Washington is supplying Ukraine with M142 High Mobility Artillery Rocket Systems, or HIMARS, and Britain will supply M270 multiple-launch systems.
“The longer the range of the systems that will be delivered, the further we will move back the Nazis from that line from which threats to Russian-speakers and the Russian Federation may come,” Foreign Minister Sergei Lavrov told a news conference.
Since the start of its “special military operation”, Russia has repeatedly said it aims to clear Ukraine of “Nazis”. Kyiv and its Western backers say such claims are fiction and that Ukraine is fighting for its survival against an imperial-style land grab.
President Vladimir Putin warned the United States in an interview broadcast on Sunday that Russia would strike new targets if the West supplied longer-range missiles to Ukraine for use in high-precision mobile rocket systems.
The range of the missile systems depends on the munitions used in them. HIMARS systems have a maximum range of 300 km (185 miles) or more but the missiles supplied by the United States have a range of just over 40 miles (64 km) - double the range of the howitzers it supplied.
On Monday, Ukrainian troops suffered setbacks after retaking parts of flashpoint eastern city Severodonetsk from Russian forces, local officials said on Monday.
With Russia bringing the weight of its artillery to bear around

 
 Severodonetsk -- the largest city in the Lugansk region not under Russian control -- more help was promised from abroad.
Fighting since April has been concentrated in the east of the country, where Russian forces have made slow but steady advances.
“Fighting is very fierce in Severodonetsk,” regional governor Sergiy Gaiday told Ukraine’s 1+1 television. “Our defenders managed to counter-attack and liberate half of the city, but the situation has worsened for us.”
Russian forces “are destroying everything with their usual scorched earth tactics” so that “there’s nothing left to defend”, he said.
Gaiday said on Sunday that Kyiv’s troops had “cleared half of Severodonetsk and are moving forward”, after Ukrainian forces earlier appeared on the verge of being driven out of the city. 
 
Moscow Furious 
 
Moscow on Monday furiously condemned the rejection by several European countries of a request for Foreign Minister Sergei Lavrov’s plane to pass through their airspace, forcing him to cancel a trip to ally Serbia.
“The unthinkable has happened,” Lavrov told an online news conference in Moscow. “This was a deprivation of a sovereign state of the right to carry out foreign policy.”

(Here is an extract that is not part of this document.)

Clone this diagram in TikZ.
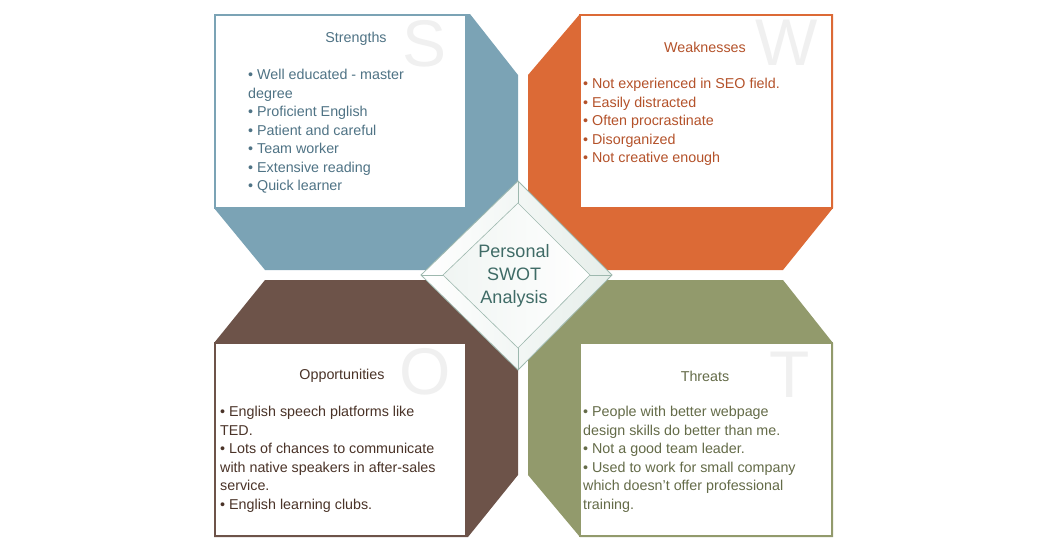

Bulgaria, Macedonia and Montenegro refused a request from Russia for Lavrov’s plane to pass through their airspaces on the way to Serbia because of sanctions imposed over Moscow’s military action in Ukraine.
Lavrov had been due to hold talks with top officials in Belgrade, one of Moscow’s few remaining allies in Europe since the launch of the offensive in late February.
Lavrov described the move as “outrageous”, insisting that Moscow’s relations with Belgrade would not be “destroyed”.
He said Moscow had invited his Serbian counterpart Nikola Selakovic to visit Russia in the near future instead.
The Kremlin also denounced the moves, with President Vladimir Putin’s spokesman calling them “hostile actions”.
Lavrov had previously been forced to cancel a trip to Geneva for disarmament talks in late February, after the European Union closed its airspace to Russian aviation.
A Russian diplomatic source told news agency Interfax there had been no choice but to cancel the visit to Serbia. “Russian diplomacy has not yet learned how to teleport,” the source said.
The chairman of the foreign affairs committee of the Russian parliament’s upper house, Konstantin Kosachev, suggested NATO was pressuring the three countries.
“We are talking about a NATO demarche, and without the United States it could not have happened,” Kosachev said on Telegram.
He accused NATO of “direct intervention” in bilateral ties between Russia and Serbia, and of “trying to seize and subjugate the rest of Europe”.